Golden Earring

Sample this concert
  1. 1Intro00:35
  2. 2Vanilla Queen10:57
  3. 3Radar Love16:35
  4. 4Twilight Zone10:37
  5. 5The Devil Made Me Do It07:49
  6. 6Heartbeat04:25
Liner Notes

Rinus Gerritsen - bass, keyboards; Barry Hay - flute, vocals; George Kooymans - guitar, vocals; Cesar Zuiderwijk - drums

This red hot performance by Dutch superstars, Golden Earring, was among several sets recorded for broadcast on the King Biscuit Flower Hour between 1974 and 1984. The group, which had gone more than a decade between their biggest radio hits, was back in action with Cut, a bona fide comeback record that spawned the mega-FM hit, "Twilight Zone." They also lay down a killer version of their biggest hit, "Radar Love." (That song appears here in a 21-minute version, complete with extensive guitar, bass, and drum solos.).
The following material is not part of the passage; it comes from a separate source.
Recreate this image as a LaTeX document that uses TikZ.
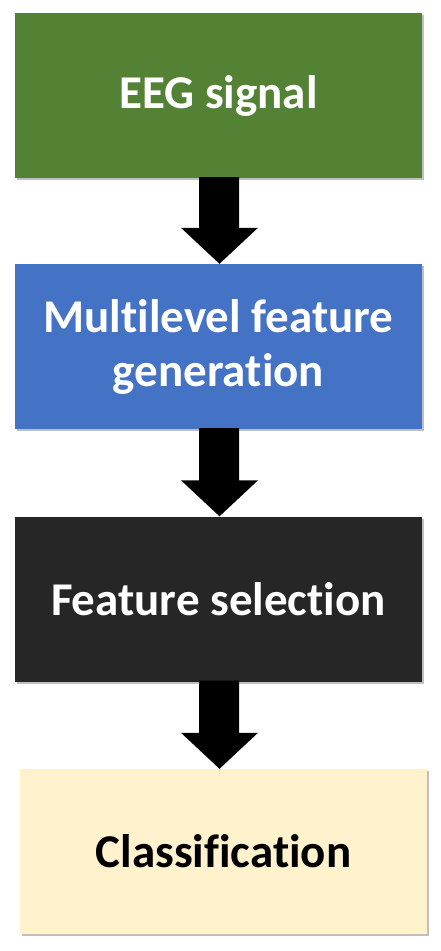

Also featured in this show are other tracks from Cut, including "Devil Made Me Do It" and "Heart Beat."

One of the most powerful rock music forces to ever emerge from the Netherlands, Golden Earring is one of the few bands to achieve international chart success in three consecutive decades: First with their cover hit of the Byrds' classic "Eight Miles High" in 1969, followed by "Radar Love" in 1973 and "Twilight Zone" in 1982. The latter two songs remain staples of classic rock radio today. Front man Barry Hay and guitarist George Kooymans show why they were among the few rock stars to emerge from Holland to achieve worldwide success. Hay never got his due as a rock vocalist extraordinaire in the US, but he should have.

A group never content to follow any formula for too long, they approached each album as if they were a new band, even reinventing their own music by redoing songs from earlier albums. In 1973, they released Moontan, their most popular album, which gained them a worldwide audience. In 1973, they toured internationally with acts such as Kiss and Aerosmith opening for them. They came back in 1982 with another huge hit, "Twilight Zone," which gave them a serious commercial push and allowed for them be tour extensively in the U.S. once again. By the time the late 1980s rolled around, however, the group decided to keep their focus on Europe and Japan because they stopped charting hits in the U.S.

They have remained a popular European act, and all the members have released solo albums.